Transcribe the lines below verbatim, skipping the images.

▶

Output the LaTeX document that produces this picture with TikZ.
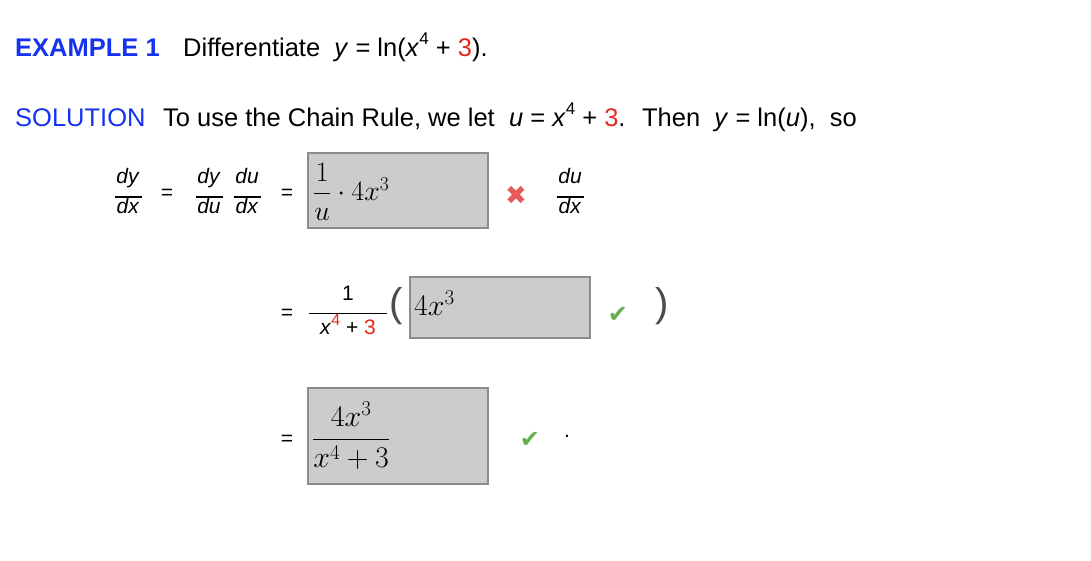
\documentclass[tikz,border=0pt]{standalone}
\usepackage{fix-cm}
\usepackage{amsmath}
\usepackage{fontspec}
\setmainfont{Liberation Sans}
\newfontfamily\symf{DejaVu Sans}
\begin{document}
\begin{tikzpicture}[x=1pt,y=-1pt,
  txt/.style={anchor=base west,inner sep=0pt,font=\fontsize{25.5}{28}\selectfont},
  ans/.style={draw=black!45,line width=1.5pt,fill=black!20}]
\useasboundingbox (0,0) rectangle (1091,560);
\definecolor{eb}{RGB}{20,50,240}
\definecolor{er}{RGB}{230,40,30}
\definecolor{ok}{RGB}{100,175,80}
\definecolor{bad}{RGB}{230,90,90}
\node[txt,text=eb] (ex) at (15,56) {\bfseries EXAMPLE 1};
\node[txt] (q) at (183,56) {Differentiate \ \textit{y} = ln(\textit{x}\raisebox{0.45em}{\fontsize{17}{17}\selectfont 4} + \textcolor{er}{3}).};
\node[txt,text=eb] (sol) at (15,126) {SOLUTION};
\node[txt] (s) at (163,126) {To use the Chain Rule, we let \ \textit{u} = \textit{x}\raisebox{0.45em}{\fontsize{17}{17}\selectfont 4} + \textcolor{er}{3}. \ Then \ \textit{y} = ln(\textit{u}), \ so};
% row 1
\tikzset{fr/.style={inner sep=0pt,font=\fontsize{21}{23}\selectfont}}
\newcommand\myfr[2]{\begin{tabular}{@{}c@{}}#1\\[-9pt]\rule{27pt}{1.5pt}\\[-7pt]#2\end{tabular}}
\node[fr] (f1) at (128,194) {\myfr{\textit{dy}}{\textit{dx}}};
\node[fr] (e1) at (167,194) {=};
\node[fr] (f2) at (209,194) {\myfr{\textit{dy}}{\textit{du}}};
\node[fr] (f3) at (247,194) {\myfr{\textit{du}}{\textit{dx}}};
\node[fr] (e2) at (287,194) {=};
\draw[ans] (308,153) rectangle (488,228);
\node[inner sep=0pt,anchor=west,font=\fontsize{28}{30}\selectfont] (a1) at (313,192) {$\dfrac{1}{u}\cdot 4x^3$};
\node[text=bad,font=\symf\fontsize{26}{26}\selectfont\bfseries] (x1) at (516,195) {✖};
\node[fr] (f4) at (570,194) {\myfr{\textit{du}}{\textit{dx}}};
% row 2
\node[fr] (e3) at (287,314) {=};
\node[fr] (f5) at (348,313) {\begin{tabular}{@{}c@{}}1\\[-9pt]\rule{78pt}{1.5pt}\\[-7pt]\textit{x}\raisebox{0.45em}{\fontsize{16}{16}\selectfont\color{er}4} + \textcolor{er}{3}\end{tabular}};
\node[inner sep=0pt,font=\fontsize{40}{40}\selectfont\color{black!70}] (lp) at (396,306) {(};
\draw[ans] (410,277) rectangle (590,338);
\node[inner sep=0pt,anchor=west,font=\fontsize{30}{32}\selectfont] (a2) at (414,303) {$4x^3$};
\node[text=ok,font=\symf\fontsize{24}{24}\selectfont\bfseries] (c1) at (618,315) {✔};
\node[inner sep=0pt,font=\fontsize{40}{40}\selectfont\color{black!70}] (rp) at (662,306) {)};
% row 3
\node[fr] (e4) at (287,440) {=};
\draw[ans] (308,388) rectangle (488,484);
\node[inner sep=0pt,anchor=west,font=\fontsize{30}{32}\selectfont] (a3) at (312,436) {$\dfrac{4x^3}{x^4+3}$};
\node[text=ok,font=\symf\fontsize{24}{24}\selectfont\bfseries] (c2) at (530,440) {✔};
\node[fr] (dot) at (567,436) {.};
\end{tikzpicture}
\end{document}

◀

- Worked answer:
Output the LaTeX document that produces this picture with TikZ.
\documentclass[tikz,border=0pt]{standalone}
\usepackage{fix-cm}
\usepackage{amsmath}
\usepackage{fontspec}
\setmainfont{Liberation Sans}
\newfontfamily\symf{DejaVu Sans}
\begin{document}
\begin{tikzpicture}[x=1pt,y=-1pt,
  txt/.style={anchor=base west,inner sep=0pt,font=\fontsize{25.5}{28}\selectfont},
  ans/.style={draw=black!45,line width=1.5pt,fill=black!20}]
\useasboundingbox (0,0) rectangle (1091,560);
\definecolor{eb}{RGB}{20,50,240}
\definecolor{er}{RGB}{230,40,30}
\definecolor{ok}{RGB}{100,175,80}
\definecolor{bad}{RGB}{230,90,90}
\node[txt,text=eb] (ex) at (15,56) {\bfseries EXAMPLE 1};
\node[txt] (q) at (183,56) {Differentiate \ \textit{y} = ln(\textit{x}\raisebox{0.45em}{\fontsize{17}{17}\selectfont 4} + \textcolor{er}{3}).};
\node[txt,text=eb] (sol) at (15,126) {SOLUTION};
\node[txt] (s) at (163,126) {To use the Chain Rule, we let \ \textit{u} = \textit{x}\raisebox{0.45em}{\fontsize{17}{17}\selectfont 4} + \textcolor{er}{3}. \ Then \ \textit{y} = ln(\textit{u}), \ so};
% row 1
\tikzset{fr/.style={inner sep=0pt,font=\fontsize{21}{23}\selectfont}}
\newcommand\myfr[2]{\begin{tabular}{@{}c@{}}#1\\[-9pt]\rule{27pt}{1.5pt}\\[-7pt]#2\end{tabular}}
\node[fr] (f1) at (128,194) {\myfr{\textit{dy}}{\textit{dx}}};
\node[fr] (e1) at (167,194) {=};
\node[fr] (f2) at (209,194) {\myfr{\textit{dy}}{\textit{du}}};
\node[fr] (f3) at (247,194) {\myfr{\textit{du}}{\textit{dx}}};
\node[fr] (e2) at (287,194) {=};
\draw[ans] (308,153) rectangle (488,228);
\node[inner sep=0pt,anchor=west,font=\fontsize{28}{30}\selectfont] (a1) at (313,192) {$\dfrac{1}{u}\cdot 4x^3$};
\node[text=bad,font=\symf\fontsize{26}{26}\selectfont\bfseries] (x1) at (516,195) {✖};
\node[fr] (f4) at (570,194) {\myfr{\textit{du}}{\textit{dx}}};
% row 2
\node[fr] (e3) at (287,314) {=};
\node[fr] (f5) at (348,313) {\begin{tabular}{@{}c@{}}1\\[-9pt]\rule{78pt}{1.5pt}\\[-7pt]\textit{x}\raisebox{0.45em}{\fontsize{16}{16}\selectfont\color{er}4} + \textcolor{er}{3}\end{tabular}};
\node[inner sep=0pt,font=\fontsize{40}{40}\selectfont\color{black!70}] (lp) at (396,306) {(};
\draw[ans] (410,277) rectangle (590,338);
\node[inner sep=0pt,anchor=west,font=\fontsize{30}{32}\selectfont] (a2) at (414,303) {$4x^3$};
\node[text=ok,font=\symf\fontsize{24}{24}\selectfont\bfseries] (c1) at (618,315) {✔};
\node[inner sep=0pt,font=\fontsize{40}{40}\selectfont\color{black!70}] (rp) at (662,306) {)};
% row 3
\node[fr] (e4) at (287,440) {=};
\draw[ans] (308,388) rectangle (488,484);
\node[inner sep=0pt,anchor=west,font=\fontsize{30}{32}\selectfont] (a3) at (312,436) {$\dfrac{4x^3}{x^4+3}$};
\node[text=ok,font=\symf\fontsize{24}{24}\selectfont\bfseries] (c2) at (530,440) {✔};
\node[fr] (dot) at (567,436) {.};
\end{tikzpicture}
\end{document}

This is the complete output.